The Minister of the Presidency, Relations with the Courts and Democratic Memory, Félix Bolaños, on Thursday flatly rejected the condition now being demanded by the PP to renew the General Council of the Judiciary (CGPJ), which consists of reforming the law so that some of the members of this body are elected by the judges themselves.
As Bolaños explained in an interview on Cadena Ser, reported by Europa Press, this proposal has no place because, in a State of law and a “full democracy” such as Spain’s, “neither the judges can elect the judges, nor the politicians can elect the politicians”, he said in a phrase that is surprising to say the least, given that on the one hand the independence of the powers is a basic requirement of democracy and, on the other, in today’s Spain the politicians not only elect the politicians but also the judges.
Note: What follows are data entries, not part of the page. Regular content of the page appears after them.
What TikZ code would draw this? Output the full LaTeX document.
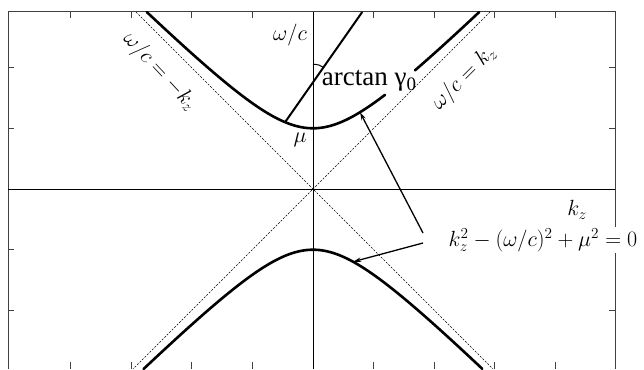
\documentclass[tikz,border=0pt]{standalone}
\usepackage{fontspec}
\newfontfamily\timesf{Liberation Serif}
\usetikzlibrary{arrows.meta}
\newcommand\bigtxt[1]{\scalebox{1.06}{#1}}
\begin{document}
\begin{tikzpicture}[x=1pt,y=-1pt,
  curve/.style={line width=2.6pt, line cap=round},
  axisline/.style={line width=0.9pt},
  asym/.style={line width=0.6pt, dash pattern=on 2pt off 1.5pt},
  framel/.style={line width=1.0pt, black!75},
  tickl/.style={line width=0.8pt, black!75},
  lbl/.style={font=\fontsize{20.74}{25}\selectfont, inner sep=1pt},
  ptr/.style={line width=1.3pt, -{Stealth[length=8pt,width=4.5pt]}}]
\useasboundingbox (0,0) rectangle (644,369);
% frame
\draw[framel] (8,369) -- (8,12) -- (615,12) -- (615,369);
% ticks
\foreach \n in {-4,-3,-2,-1,1,2,3,4} {
  \draw[tickl] ({313+60.6*\n},12) -- ++(0,6);
  \draw[tickl] ({313+60.6*\n},369) -- ++(0,-7);
}
\foreach \m in {-2,-1,1,2} {
  \draw[tickl] (8,{189+60.7*\m}) -- ++(6,0);
  \draw[tickl] (615,{189+60.7*\m}) -- ++(-6,0);
}
% axes
\coordinate (xl) at (8,189);
\coordinate (xr) at (615,189);
\coordinate (yt) at (313,12);
\coordinate (yb) at (313,369);
\draw[axisline] (xl) -- (xr);
\draw[axisline] (yt) -- (yb);
% curves
\begin{scope}[shift={(313,189)}, x=60.7pt, y=60.7pt]
  \draw[asym] (-2.916,2.916) -- (2.965,-2.965);
  \draw[asym] (2.916,2.916) -- (-2.965,-2.965);
  \draw[curve, domain=-2.739:1.186, samples=60, smooth, variable=\t] plot (\t,{sqrt(1+\t*\t)});
  \draw[curve, domain=1.68:2.739, samples=20, smooth, variable=\t] plot (\t,{sqrt(1+\t*\t)});
  \draw[curve, domain=-2.79:2.79, samples=80, smooth, variable=\t] plot (\t,{-sqrt(1+\t*\t)});
  \coordinate (P) at (-0.46,{sqrt(1+0.46*0.46)});
  \coordinate (Q) at (0,1.758);
  \draw[line width=2pt] (P) -- ++(55:2.216);
  \draw[line width=1pt] (Q) ++(0,0.3) arc[start angle=90,end angle=55,radius=18.2pt];
  \coordinate (u1) at (0.774,{sqrt(1+0.774*0.774)});
  \coordinate (l1) at (0.66,{-sqrt(1+0.66*0.66)});
\end{scope}
% labels
\node[lbl] (wc) at (290,35) {\bigtxt{$\omega/c$}};
\node[lbl] (mu) at (300,140) {\bigtxt{$\mu$}};
\node[lbl, font=\fontsize{27}{30}\selectfont] (atan) at (369,81) {\timesf arctan γ\raisebox{-0.35ex}{\fontsize{19}{20}\selectfont 0}};
\node[lbl, rotate=-47] (am) at (160,72) {\bigtxt{$\omega/c=-k_z$}};
\node[lbl, rotate=45] (ap) at (464,78) {\bigtxt{$\omega/c=k_z$}};
\node[lbl] (kz) at (577,210) {\bigtxt{$k_z$}};
\node[lbl, fill=white] (eq) at (543,240) {\bigtxt{$k_z^2-(\omega/c)^2+\mu^2=0$}};
\coordinate (s1) at (423,233);
\coordinate (s2) at (423,243);
\draw[ptr] (s1) -- (u1);
\draw[ptr] (s2) -- (l1);
\end{tikzpicture}
\end{document}
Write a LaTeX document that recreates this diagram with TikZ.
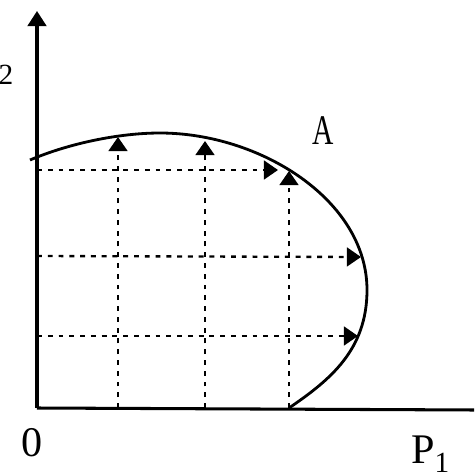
\documentclass[tikz,border=0pt]{standalone}
\usepackage{fontspec}
\setmainfont{Liberation Serif}
\usetikzlibrary{arrows.meta}
\newcommand\lowsub[1]{\raisebox{-7.7pt}{\fontsize{25}{25}\selectfont #1}}

\begin{document}
\begin{tikzpicture}[x=0.03cm, y=-0.03cm,
    axis/.style={line width=2.6pt},
    bound/.style={line width=2.4pt},
    gridline/.style={line width=2pt, dash pattern=on 4.2pt off 5pt, -{Triangle[length=12pt, width=16pt]}},
    label/.style={font=\fontsize{36}{38}\selectfont, inner sep=0pt}]
    \useasboundingbox (0,0) rectangle (474,474);
    \clip (0,0) rectangle (474,474);

    \coordinate (O) at (37,408);
    \coordinate (ytop) at (37,11);
    \coordinate (xend) at (476,410);

    \coordinate (b1) at (118,408);
    \coordinate (b2) at (205,408);
    \coordinate (b3) at (289,408);
    \coordinate (t1) at (118,137);
    \coordinate (t2) at (205,141);
    \coordinate (t3) at (289,171);

    \coordinate (l1) at (37,170);
    \coordinate (l2) at (37,256);
    \coordinate (l3) at (37,336);
    \coordinate (r1) at (278,170);
    \coordinate (r2) at (361,257);
    \coordinate (r3) at (358,336);

    \draw[axis, -{Triangle[length=13pt, width=16pt]}] (O) -- (ytop);
    \draw[axis] (O) -- (xend);

    \draw[bound] (30,160) .. controls (70,143) and (120,133) .. (160,133)
        .. controls (260,133) and (367,200) .. (367,290)
        .. controls (367,350) and (330,380) .. (289,408);

    \foreach \i in {1,2,3} {
        \draw[gridline] (b\i) -- (t\i);
        \draw[gridline] (l\i) -- (r\i);
    }

    \node[label] (zero) at (32,443) {0};
    \node[label, anchor=base west] (p1) at (411,463) {P\lowsub{1}};
    \node[label, anchor=base west] (p2) at (-25,75) {P\lowsub{2}};
    \node[label, xscale=0.7] (A) at (323,131) {A};
\end{tikzpicture}
\end{document}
“We are all elected by the citizens because they are branches of the state. They all derive from the free vote of 47 million citizens”, argued the minister responsible for negotiating with the PP on this issue, after pointing out that “there is no other way” than to renew the CGPJ by means of an agreement between the PSOE and the main opposition party.
PP to blame
In this sense, he defended the fact that the Constitution obliges the renewal of the judges’ governing body every five years, and recalled that the current system is the result of a State Pact that was reached in 2001 under the mandate of a PP Executive with an absolute majority, which on the other hand is strictly true.
For this reason, he pointed out that the condition that the leader of the Popular Party has now put forward is nothing more than an excuse, and warned that what he cannot do is refuse to comply with the law by saying that “he doesn’t like it”. “If the argument is valid, imagine where we are going,” he said.
“Has the PP’s opinion on the model changed? Well, we cannot wait for the will or the decision of the last quarter of an hour. We have to comply with the law and the Constitution, and the main opposition party that aspires to govern Spain has to have a minimum sense of State”, he demanded.
“Compartmentalisation between the powers”
Furthermore, he has defended that the proposal put forward by the PP for judges to elect their representatives on the CGPJ does not fit in with a State of law, because it is not possible to “establish compartments between the powers”. “All of them must have a democratic basis”, he stressed.
“The democratic basis is ultimately that the final decision, in this case agreed between the two majority parliamentary groups in the House, must be a decision that is in line with the Constitution, and that is aimed at ensuring that the judiciary has a democratic basis“, he said, insisting that it is Parliament, that is, the “legitimate representatives of the citizens”, who “have to choose the three powers”.
“The CGPJ is a governing body of judges, but it does not decide things that only affect judges, but all citizens. That is why the democratic basis is absolutely essential. I want judges, members of parliament and, in short, the executive power to be decided by all citizens”, he concluded.